David Bowie moved to Berlin in 1976 to try to get out of Los Angeles, the city he would call the cocaine center of the world. He felt sick in Los Angeles and wanted to feel like a person again, someone who could take a bus without being persecuted by crazy fans.
This is how he got to Berlin with Iggy Pop and two people who would be really important for his next album: Brian Eno and Tony Visconti.
Often, Brian Eno would be working alone on what would become the album Low in a studio at Château d’Hérouville in France. Bowie was breaking up with his manager in a court in Paris, and before he left the studio, he once asked Eno for a slow piece that would have an almost religious feel.

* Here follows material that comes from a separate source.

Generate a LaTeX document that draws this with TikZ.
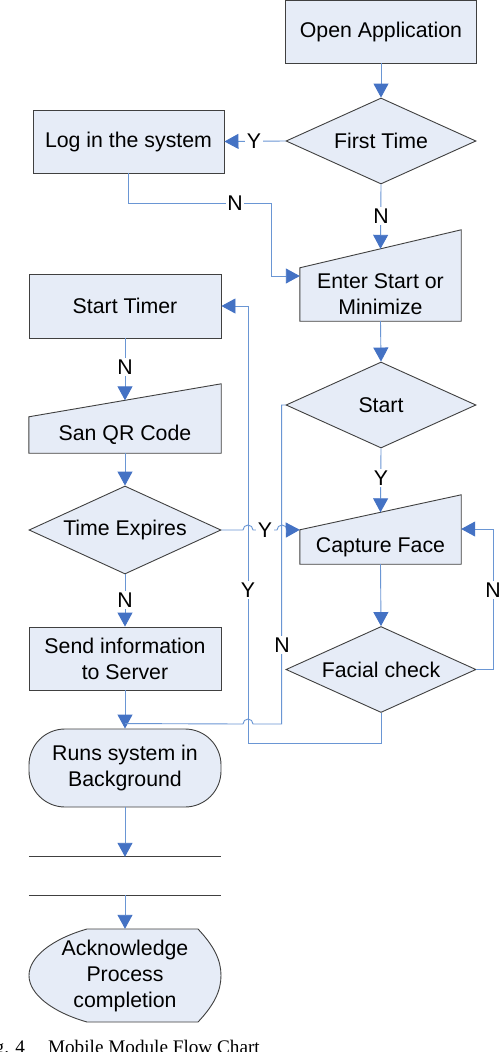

Eno listened to Visconti’s 4-year-old son playing a few notes on a piano and decided to loop it on a synthesizer since he enjoyed what he heard. That loop developed into a more extended melody using Brian Eno’s methods of deliberate randomness, and Warszawa started to take shape.
After the court case, Bowie returned to the studio and decided to move everything to Berlin. When he heard what Eno did during his time out, he loved it so much that he devised lyrics for it in less than ten minutes. Bowie played the album he bought in Warsaw that sounded like a Balkan boys’ choir record for him, and he asked Tony Visconti for a similar sound for the song.
For the vocal part of the song, Bowie felt like he needed to express the feelings of people who yearn to be free, who can smell freedom but can’t reach it.
The lyrics he came up with are the ones here:
Sula vie dilejo
Solo vie milejo
Cheli venco deho (x2)
Malio
Helibo seyoman
Cheli venco raero
Malio, malio
Some people believe it is Polish. I heard from others that Bowie is singing in Esperanto, but they are a series of phonetics with a rhythmic base that matches the instrumental melody. The result is a suggestive piece in four sections, with all vocals composed and performed by Bowie and recorded in 20 minutes by Brian Eno.
David Bowie said he never meant the song to capture the city like some people believed he did. He viewed the album as a concept, and Warszawa is a piece.
If the A Side of Low can be seen as a series of brief conversations from a man in pieces, the B Side can be interpreted as a set of interior landscapes where this man imagines desolation in post-war Eastern Europe.
Berlin was a centerpiece for it, but Warsaw was a bleak city that stole Bowie’s heart for a few hours on an afternoon. This is how I see Warszawa.
Warszawa was recorded in Château d’Hérouville in September 1976 and, once again, at Hansa Studios in Berlin from September to October 1976. During Isolar II, Bowie’s 1978 tour, the song was the standard opening, and it was also used during his Heathen tour in 2002. The song was featured in the movie Christiane F. and its soundtrack.
The song left a significant mark on some people, including Ian Curtis. He was so obsessed with the music that he initially named his band Warsaw, later changing it to Joy Division to avoid confusion with a British band with the Polish capital’s call on its name. You can even hear the song on his 2007 biopic movie Control, directed by Anton Corbijn.
To see David Bowie’s Mural in Warsaw, you must visit the corner of Potocki and Maria Kazimierz Street. You will recognize it by the pictures here, but the map on top will help you out even more.